Sheen had some pull at Orion, he had made “Platoon”, “No Man’s Land”, and “Eight Men Out” for them at the time, and would later headline their films “The Arrival” and “Navy SEALS”.
“I had a guy in my pocket who was going to get [the rights] for me,” he assured Mohr, adding that Orion had no idea how to run a movie company (which would explain why they’d go bankrupt a few years later), “They didn’t know shit.”
Sheen may have been right. Because a year or so after his plea to play Parker, Warner Bros comes out with Tim Burton’s “Batman” – – one of the highest-grossing ‘comic book’ movies of all time.
Canon Pictures, shortly after the release of “Batman”, attempted to get a filmish incarnation of “Spider-Man” off the ground. They had until April of 1990 to make a film version or the rights would revert to Marvel. Canon worked with a number of filmmkaers on trying to make it happen, including Tobe Hooper and Joseph Zito (Zito even had Tom Cruise interested at one stage). The last person to work on the Canon version of “Spider-Man” would be “Cyborg” director Albert Pyun.

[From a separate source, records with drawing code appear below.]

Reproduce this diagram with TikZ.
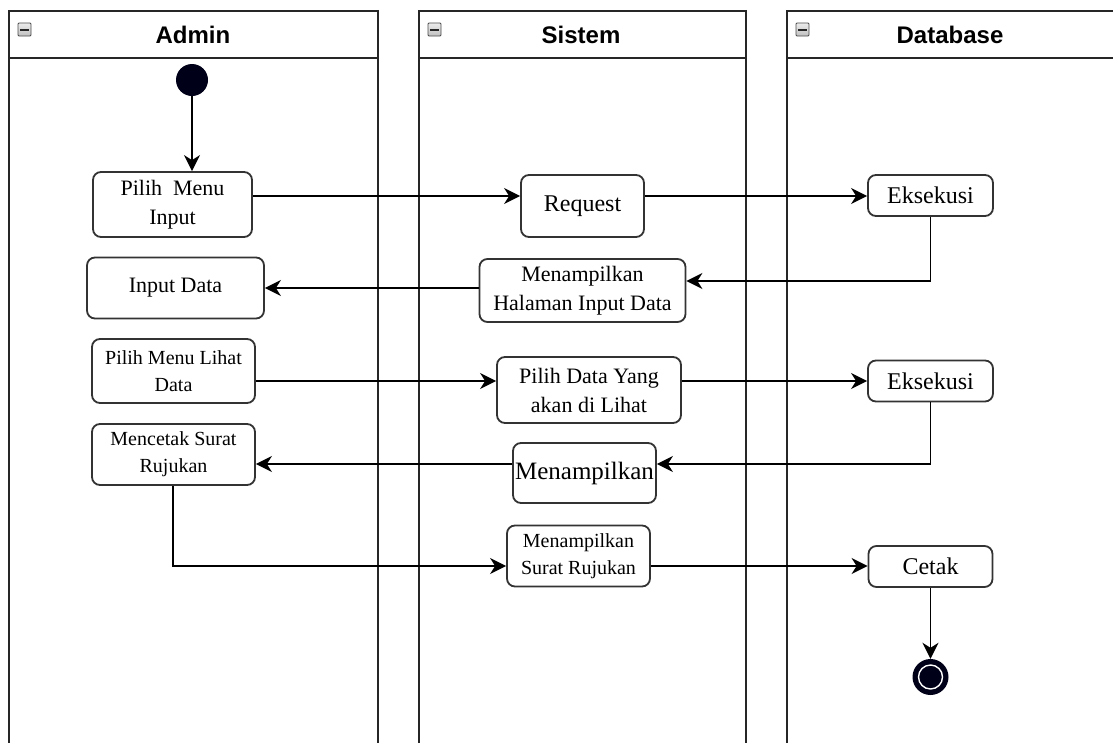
\documentclass[tikz,border=0pt]{standalone}
\usepackage{fontspec}
\setmainfont{Liberation Serif}
\newfontfamily\hdfont{Liberation Sans}
\usetikzlibrary{arrows.meta}
\tikzset{
  lane/.style={draw=black!85, line width=1.8pt},
  hdr/.style={font=\hdfont\bfseries\fontsize{24}{28}\selectfont, inner sep=0pt},
  icon/.style={draw=gray!60!black, line width=0.9pt, top color=gray!15, bottom color=gray!50, rounded corners=1pt},
  act/.style={draw=black!80, line width=1.8pt, rounded corners=8pt, fill=white, align=center, inner sep=0pt},
  fa/.style={font=\fontsize{22}{29}\selectfont},
  fb/.style={font=\fontsize{24}{29}\selectfont},
  fc/.style={font=\fontsize{20}{27}\selectfont},
  fd/.style={font=\fontsize{25}{29}\selectfont},
  flow/.style={draw=black, line width=1.8pt, -{Stealth[length=16pt,width=16pt,inset=5pt]}},
}
\begin{document}
\begin{tikzpicture}[x=1pt,y=-1pt]
\useasboundingbox (0,0) rectangle (1113,742);
\clip (0,0) rectangle (1113,742);
\fill[white] (0,0) rectangle (1113,742);
% lanes
\draw[lane] (9,11) rectangle (378,760);
\draw[lane] (9,58) -- (378,58);
\draw[lane] (419,11) rectangle (746,760);
\draw[lane] (419,58) -- (746,58);
\draw[lane] (787,11) rectangle (1130,760);
\draw[lane] (787,58) -- (1130,58);
\node[hdr] (hA) at (193,35) {Admin};
\node[hdr] (hS) at (581,35) {Sistem};
\node[hdr] (hD) at (950,35) {Database};
\foreach \l in {9,419,787}{
  \draw[icon] (\l+9,23) rectangle (\l+22,36);
  \draw[line width=2pt, black!85] (\l+11,29.5) -- (\l+20,29.5);
}
% start / end
\node[circle, fill=black!90!blue, minimum size=32pt, inner sep=0pt] (start) at (192,80) {};
\node[circle, fill=black!90!blue, minimum size=36pt, inner sep=0pt] (end) at (930.5,677) {};
\draw[white, line width=1.4pt] (end.center) circle (12pt);
% activities
\node[act, fa, minimum width=159pt, minimum height=65pt] (pmi) at (172.5,204.5) {Pilih~~Menu\\Input};
\node[act, fb, minimum width=123pt, minimum height=62pt] (req) at (582.5,206) {Request};
\node[act, fb, minimum width=125pt, minimum height=41pt] (eks1) at (930.5,195.5) {Eksekusi};
\node[act, fa, minimum width=206pt, minimum height=63pt] (mhid) at (582.5,290.5) {Menampilkan\\Halaman Input Data};
\node[act, fa, minimum width=177pt, minimum height=61pt] (ind) at (175.5,288) {Input Data};
\node[act, fc, minimum width=163pt, minimum height=64pt] (pmld) at (173.5,371) {Pilih Menu Lihat\\Data};
\node[act, fa, minimum width=184pt, minimum height=66pt] (pdya) at (589,390) {Pilih Data Yang\\akan di Lihat};
\node[act, fb, minimum width=125pt, minimum height=41pt] (eks2) at (930.5,381) {Eksekusi};
\node[act, fc, minimum width=163pt, minimum height=61pt] (msr) at (173.5,454.5) {Mencetak Surat\\Rujukan};
\node[act, fd, minimum width=143pt, minimum height=60pt] (mnp) at (584.5,473) {Menampilkan};
\node[act, fc, minimum width=143pt, minimum height=61pt] (mts) at (578.5,556) {Menampilkan\\Surat Rujukan};
\node[act, fb, minimum width=124pt, minimum height=41pt] (cetak) at (930.5,566.5) {Cetak};
% flows
\draw[flow] (start) -- (pmi.north -| start);
\draw[flow] (pmi.east |- 0,196) -- (req.west |- 0,196);
\draw[flow] (req.east |- 0,196) -- (eks1.west |- 0,196);
\draw[flow] (eks1.south) -- (eks1.south |- 0,281) -- (mhid.east |- 0,281);
\draw[flow] (mhid.west |- 0,288) -- (ind.east |- 0,288);
\draw[flow] (pmld.east |- 0,381) -- (pdya.west |- 0,381);
\draw[flow] (pdya.east |- 0,381) -- (eks2.west |- 0,381);
\draw[flow] (eks2.south) -- (eks2.south |- 0,464) -- (mnp.east |- 0,464);
\draw[flow] (mnp.west |- 0,464) -- (msr.east |- 0,464);
\draw[flow] (msr.south -| 173,0) -- (173,566) -- (mts.west |- 0,566);
\draw[flow] (mts.east |- 0,566) -- (cetak.west |- 0,566);
\draw[flow] (cetak.south -| end) -- (end.north);
\end{tikzpicture}
\end{document}
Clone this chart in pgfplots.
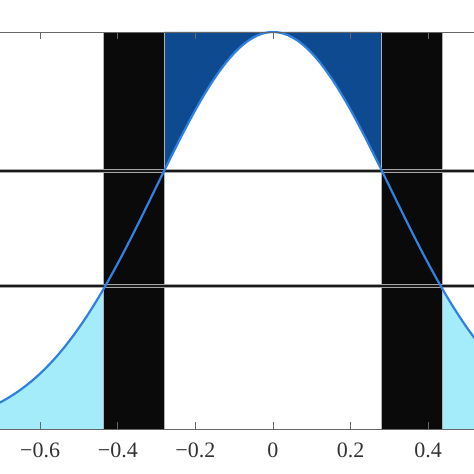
\documentclass[border=0pt]{standalone}
\usepackage{pgfplots}
\pgfplotsset{compat=1.18}
\usepackage{pgfplotstable}
\usepgfplotslibrary{fillbetween}
\usepackage{fontspec}
\setmainfont{Liberation Serif}

\definecolor{curveblue}{HTML}{2F80E0}
\definecolor{darkfill}{HTML}{0D4A90}
\definecolor{lightfill}{HTML}{A5ECFA}
\definecolor{barblack}{HTML}{0A0A0A}

% membership curve
\pgfplotstableread{
x y
-0.80 0.0303
-0.78 0.0360
-0.76 0.0426
-0.74 0.0502
-0.72 0.0589
-0.70 0.0687
-0.68 0.0799
-0.66 0.0925
-0.64 0.1066
-0.62 0.1224
-0.60 0.1398
-0.58 0.1591
-0.56 0.1802
-0.54 0.2032
-0.52 0.2282
-0.50 0.2551
-0.48 0.2839
-0.46 0.3146
-0.44 0.3472
-0.42 0.3814
-0.40 0.4172
-0.38 0.4542
-0.36 0.4925
-0.34 0.5317
-0.32 0.5714
-0.30 0.6115
-0.28 0.6515
-0.26 0.6912
-0.24 0.7300
-0.22 0.7676
-0.20 0.8037
-0.18 0.8378
-0.16 0.8695
-0.14 0.8984
-0.12 0.9243
-0.10 0.9468
-0.08 0.9656
-0.06 0.9805
-0.04 0.9913
-0.02 0.9978
0.00 1.0000
0.02 0.9978
0.04 0.9913
0.06 0.9805
0.08 0.9656
0.10 0.9468
0.12 0.9243
0.14 0.8984
0.16 0.8695
0.18 0.8378
0.20 0.8037
0.22 0.7676
0.24 0.7300
0.26 0.6912
0.28 0.6515
0.30 0.6115
0.32 0.5714
0.34 0.5317
0.36 0.4925
0.38 0.4542
0.40 0.4172
0.42 0.3814
0.44 0.3472
0.46 0.3146
0.48 0.2839
0.50 0.2551
0.52 0.2282
0.54 0.2032
0.56 0.1802
0.58 0.1591
0.60 0.1398
0.62 0.1224
0.64 0.1066
0.66 0.0925
0.68 0.0799
0.70 0.0687
0.72 0.0589
0.74 0.0502
0.76 0.0426
0.78 0.0360
0.80 0.0303
}\curvedata

\begin{document}
\begin{tikzpicture}
\begin{axis}[
    anchor=origin, at={(0pt,0pt)},
    x=388pt, y=397pt,
    xmin=-0.8, xmax=0.8,
    ymin=0, ymax=1,
    axis on top,
    clip=true,
    axis line style={gray!80!black, line width=0.8pt},
    xtick={-0.6,-0.4,...,0.4},
    xticklabels={−0.6,−0.4,−0.2,0,0.2,0.4},
    ytick=\empty,
    major tick length=7pt,
    tick style={gray!80!black, line width=0.6pt},
    tick label style={font=\fontsize{22}{22}\selectfont, text=black!80},
    xticklabel style={yshift=-10pt},
    ]
    \addplot[draw=none, name path=top] coordinates {(-0.8,1) (0.8,1)};
    \addplot[draw=none, name path=base] coordinates {(-0.8,0) (0.8,0)};
    \addplot[draw=none, name path=curve] table[x=x, y=y] {\curvedata};

    \addplot[darkfill] fill between[of=curve and top, soft clip={domain=-0.28:0.28}];
    \addplot[lightfill] fill between[of=curve and base, soft clip={domain=-0.8:-0.437}];
    \addplot[lightfill] fill between[of=curve and base, soft clip={domain=0.437:0.8}];

    % black bands
    \addplot[fill=barblack, draw=gray!60, line width=0.6pt] coordinates {(-0.437,0) (-0.28,0) (-0.28,1) (-0.437,1)} -- cycle;
    \addplot[fill=barblack, draw=gray!60, line width=0.6pt] coordinates {(0.28,0) (0.437,0) (0.437,1) (0.28,1)} -- cycle;

    % thresholds
    \addplot[gray!70, line width=4.5pt] coordinates {(-0.8,0.65) (0.8,0.65)};
    \addplot[black!90, line width=2.5pt] coordinates {(-0.8,0.65) (0.8,0.65)};
    \addplot[gray!70, line width=4.5pt] coordinates {(-0.8,0.36) (0.8,0.36)};
    \addplot[black!90, line width=2.5pt] coordinates {(-0.8,0.36) (0.8,0.36)};

    \addplot[curveblue, line width=2.2pt, smooth] table[x=x, y=y] {\curvedata};
\end{axis}
\pgfresetboundingbox
\useasboundingbox (-273pt,-45pt) rectangle (201pt,429pt);
\end{tikzpicture}
\end{document}
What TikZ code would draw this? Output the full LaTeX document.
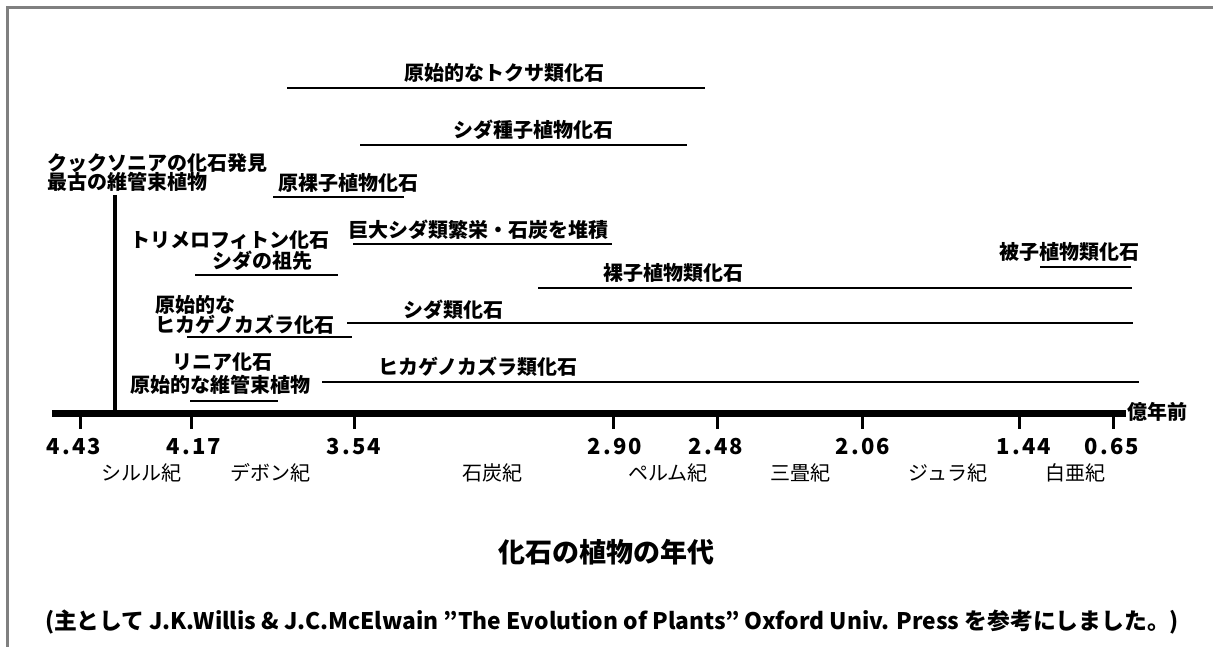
\documentclass[tikz,border=0pt]{standalone}
\usepackage{fontspec}
\newfontfamily\jp{Noto Sans CJK JP}
\newfontfamily\jpnum{Noto Sans CJK JP}[LetterSpace=10]
\begin{document}
\begin{tikzpicture}[x=1pt,y=-1pt,
  lbl/.style={font=\jp\bfseries\fontsize{20}{24}\selectfont, inner sep=0pt},
  per/.style={font=\jp\fontsize{20}{24}\selectfont, inner sep=0pt},
  num/.style={font=\jpnum\bfseries\fontsize{22}{26}\selectfont, inner sep=0pt},
  ttl/.style={font=\jp\bfseries\fontsize{27}{32}\selectfont, inner sep=0pt},
  cite/.style={font=\jp\bfseries\fontsize{22.8}{27}\selectfont, inner sep=0pt},
  bar/.style={line width=2.5pt},
  vbar/.style={line width=4pt},
  axisline/.style={line width=7pt},
  tickline/.style={line width=3pt},
  frame/.style={draw=gray, line width=2.5pt}]
\useasboundingbox (0,0) rectangle (1213,647);
\draw[frame] (7.5,647) -- (7.5,7.5) -- (1213,7.5);

% top ranges
\node[lbl] (tokusa) at (504,73) {原始的なトクサ類化石};
\coordinate (tokS) at (287,88); \coordinate (tokE) at (705,88);
\draw[bar] (tokS) -- (tokE);

\node[lbl] (shushi) at (533,130) {シダ種子植物化石};
\coordinate (shuS) at (360,145); \coordinate (shuE) at (687,145);
\draw[bar] (shuS) -- (shuE);

\node[lbl, anchor=west] (cook1) at (47,163) {クックソニアの化石発見};
\node[lbl, anchor=west] (cook2) at (47,182) {最古の維管束植物};
\coordinate (cookS) at (115,195); \coordinate (cookE) at (115,413);
\draw[vbar] (cookS) -- (cookE);

\node[lbl, anchor=west] (genra) at (278,183) {原裸子植物化石};
\coordinate (genS) at (273,197); \coordinate (genE) at (404,197);
\draw[bar] (genS) -- (genE);

\node[lbl, anchor=west] (kyodai) at (348,230) {巨大シダ類繁栄・石炭を堆積};
\coordinate (kyoS) at (353,244); \coordinate (kyoE) at (612,244);
\draw[bar] (kyoS) -- (kyoE);

\node[lbl, anchor=west] (tori1) at (130,240) {トリメロフィトン化石};
\node[lbl] (tori2) at (262,261) {シダの祖先};
\coordinate (toriS) at (195,275); \coordinate (toriE) at (338,275);
\draw[bar] (toriS) -- (toriE);

\node[lbl] (hishi) at (1069,252) {被子植物類化石};
\coordinate (hiS) at (1040,267); \coordinate (hiE) at (1131,267);
\draw[bar] (hiS) -- (hiE);

\node[lbl] (rashi) at (673,273) {裸子植物類化石};
\coordinate (raS) at (538,288); \coordinate (raE) at (1132,288);
\draw[bar] (raS) -- (raE);

\node[lbl, anchor=west] (hika1) at (155,305) {原始的な};
\node[lbl, anchor=west] (hika2) at (155,325) {ヒカゲノカズラ化石};
\coordinate (hikS) at (187,337); \coordinate (hikE) at (352,337);
\draw[bar] (hikS) -- (hikE);

\node[lbl, anchor=west] (shida) at (403,310) {シダ類化石};
\coordinate (shiS) at (347,323); \coordinate (shiE) at (1133,323);
\draw[bar] (shiS) -- (shiE);

\node[lbl] (rinia1) at (222,362) {リニア化石};
\node[lbl] (rinia2) at (220,385) {原始的な維管束植物};
\coordinate (rinS) at (190,401); \coordinate (rinE) at (278,401);
\draw[bar] (rinS) -- (rinE);

\node[lbl, anchor=west] (hikarui) at (378,367) {ヒカゲノカズラ類化石};
\coordinate (hrS) at (322,382); \coordinate (hrE) at (1139,382);
\draw[bar] (hrS) -- (hrE);

% axis
\coordinate (ax0) at (52,413); \coordinate (ax1) at (1126,413);
\draw[axisline] (ax0) -- (ax1);
\node[lbl, anchor=west] (unit) at (1127,412) {億年前};

\foreach \tx/\lx/\v [count=\i] in {80/74/4.43, 191/194/4.17, 354/354/3.54, 613/615/2.90, 717/716/2.48, 862/863/2.06, 1019/1024/1.44, 1113/1112/0.65} {
  \draw[tickline] (\tx,416) -- (\tx,429);
  \node[num] (n\i) at (\lx,447) {\v};
}

\node[per] (p1) at (141,473) {シルル紀};
\node[per] (p2) at (270,473) {デボン紀};
\node[per] (p3) at (492,473) {石炭紀};
\node[per] (p4) at (668,473) {ペルム紀};
\node[per] (p5) at (800,473) {三畳紀};
\node[per] (p6) at (948,473) {ジュラ紀};
\node[per] (p7) at (1075,473) {白亜紀};

\node[ttl] (title) at (606,552) {化石の植物の年代};
\node[cite] (cite) at (612,622) {(主として J.K.Willis \& J.C.McElwain ”The Evolution of Plants” Oxford Univ. Press を参考にしました。)};
\end{tikzpicture}
\end{document}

Pyun’s low-budget ($6m) take on the comic-book blockbuster nearly happened, too. They had built the sets for the film in Wilmington, North Carolina, and had costumes and props ready to go. And I believe the only reason it didn’t happen was because Canon had bounced the rights cheque to Marvel, so Marvel was able to walk in and reacquire the film rights.
“Spider-Man” would ultimately return to the screen – for the first time since the TV series and telemovies, starring Nicholas Hammond in the title role – in 2002, with Sam Raimi at the helm and Tobey Maguire donning sticking digits.
Ironically, Charlie’s father Martin Sheen played ‘Uncle Ben’ in this year’s “Amazing Spider-Man”.